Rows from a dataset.
——

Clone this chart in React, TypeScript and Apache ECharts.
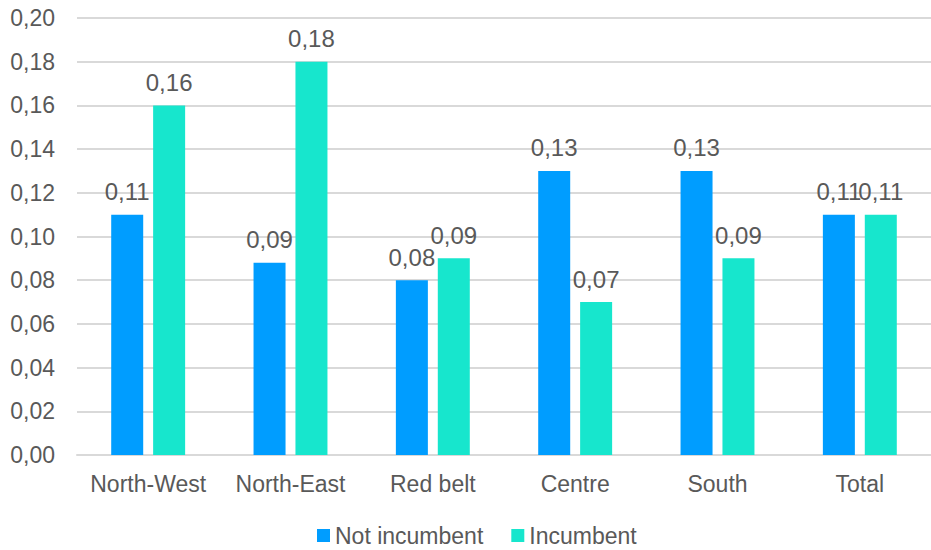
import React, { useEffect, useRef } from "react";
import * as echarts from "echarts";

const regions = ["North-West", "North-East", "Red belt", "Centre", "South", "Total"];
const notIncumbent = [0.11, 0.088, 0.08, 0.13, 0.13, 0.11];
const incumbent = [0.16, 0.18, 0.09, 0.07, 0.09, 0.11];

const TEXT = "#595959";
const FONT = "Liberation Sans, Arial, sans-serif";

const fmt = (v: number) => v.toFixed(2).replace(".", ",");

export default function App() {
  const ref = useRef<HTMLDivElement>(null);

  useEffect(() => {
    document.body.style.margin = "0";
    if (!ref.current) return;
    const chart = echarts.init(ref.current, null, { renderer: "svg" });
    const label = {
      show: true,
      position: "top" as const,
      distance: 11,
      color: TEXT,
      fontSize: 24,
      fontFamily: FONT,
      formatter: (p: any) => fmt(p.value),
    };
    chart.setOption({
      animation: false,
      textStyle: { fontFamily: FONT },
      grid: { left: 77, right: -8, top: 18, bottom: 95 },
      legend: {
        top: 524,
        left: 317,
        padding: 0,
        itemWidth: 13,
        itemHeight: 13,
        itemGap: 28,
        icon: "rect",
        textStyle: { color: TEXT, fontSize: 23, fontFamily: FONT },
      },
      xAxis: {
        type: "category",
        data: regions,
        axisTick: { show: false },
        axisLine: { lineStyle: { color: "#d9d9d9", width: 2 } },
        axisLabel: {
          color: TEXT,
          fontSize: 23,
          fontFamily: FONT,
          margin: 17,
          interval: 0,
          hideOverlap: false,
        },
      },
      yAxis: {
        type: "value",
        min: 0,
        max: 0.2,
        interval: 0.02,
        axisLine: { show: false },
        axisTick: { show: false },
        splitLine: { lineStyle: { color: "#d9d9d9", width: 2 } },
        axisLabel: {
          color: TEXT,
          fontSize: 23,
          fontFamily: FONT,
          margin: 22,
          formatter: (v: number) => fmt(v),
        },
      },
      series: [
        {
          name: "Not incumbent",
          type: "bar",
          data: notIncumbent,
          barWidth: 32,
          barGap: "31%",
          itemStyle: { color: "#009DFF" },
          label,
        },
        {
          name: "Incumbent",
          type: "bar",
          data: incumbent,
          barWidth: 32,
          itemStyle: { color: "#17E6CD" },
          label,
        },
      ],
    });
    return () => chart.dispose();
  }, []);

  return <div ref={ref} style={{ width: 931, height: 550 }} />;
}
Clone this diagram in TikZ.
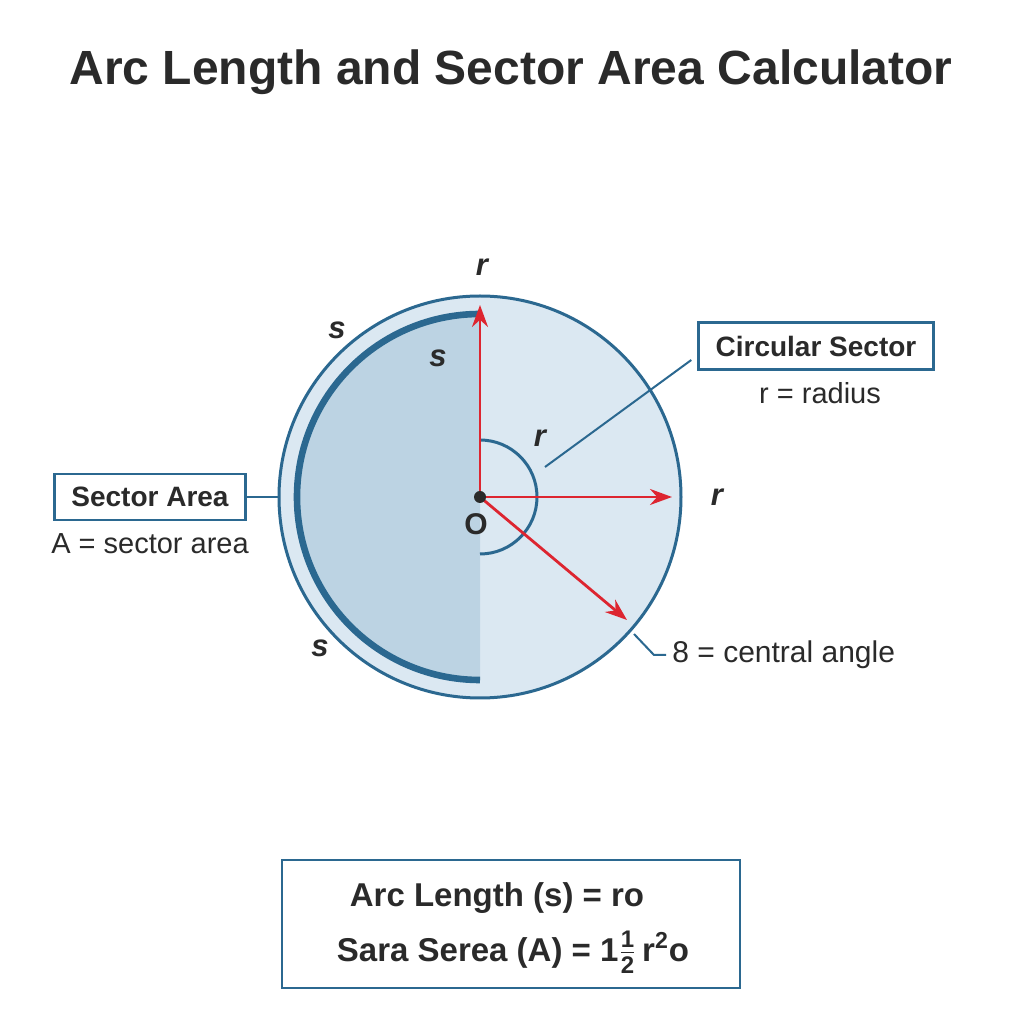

——

Transcribe every entry word for word, but skip the pictures.

Solution for this exercise.
Clone this chart in React, TypeScript and Apache ECharts.
import React, { useEffect, useRef } from "react";
import * as echarts from "echarts";

const regions = ["North-West", "North-East", "Red belt", "Centre", "South", "Total"];
const notIncumbent = [0.11, 0.088, 0.08, 0.13, 0.13, 0.11];
const incumbent = [0.16, 0.18, 0.09, 0.07, 0.09, 0.11];

const TEXT = "#595959";
const FONT = "Liberation Sans, Arial, sans-serif";

const fmt = (v: number) => v.toFixed(2).replace(".", ",");

export default function App() {
  const ref = useRef<HTMLDivElement>(null);

  useEffect(() => {
    document.body.style.margin = "0";
    if (!ref.current) return;
    const chart = echarts.init(ref.current, null, { renderer: "svg" });
    const label = {
      show: true,
      position: "top" as const,
      distance: 11,
      color: TEXT,
      fontSize: 24,
      fontFamily: FONT,
      formatter: (p: any) => fmt(p.value),
    };
    chart.setOption({
      animation: false,
      textStyle: { fontFamily: FONT },
      grid: { left: 77, right: -8, top: 18, bottom: 95 },
      legend: {
        top: 524,
        left: 317,
        padding: 0,
        itemWidth: 13,
        itemHeight: 13,
        itemGap: 28,
        icon: "rect",
        textStyle: { color: TEXT, fontSize: 23, fontFamily: FONT },
      },
      xAxis: {
        type: "category",
        data: regions,
        axisTick: { show: false },
        axisLine: { lineStyle: { color: "#d9d9d9", width: 2 } },
        axisLabel: {
          color: TEXT,
          fontSize: 23,
          fontFamily: FONT,
          margin: 17,
          interval: 0,
          hideOverlap: false,
        },
      },
      yAxis: {
        type: "value",
        min: 0,
        max: 0.2,
        interval: 0.02,
        axisLine: { show: false },
        axisTick: { show: false },
        splitLine: { lineStyle: { color: "#d9d9d9", width: 2 } },
        axisLabel: {
          color: TEXT,
          fontSize: 23,
          fontFamily: FONT,
          margin: 22,
          formatter: (v: number) => fmt(v),
        },
      },
      series: [
        {
          name: "Not incumbent",
          type: "bar",
          data: notIncumbent,
          barWidth: 32,
          barGap: "31%",
          itemStyle: { color: "#009DFF" },
          label,
        },
        {
          name: "Incumbent",
          type: "bar",
          data: incumbent,
          barWidth: 32,
          itemStyle: { color: "#17E6CD" },
          label,
        },
      ],
    });
    return () => chart.dispose();
  }, []);

  return <div ref={ref} style={{ width: 931, height: 550 }} />;
}
Clone this diagram in TikZ.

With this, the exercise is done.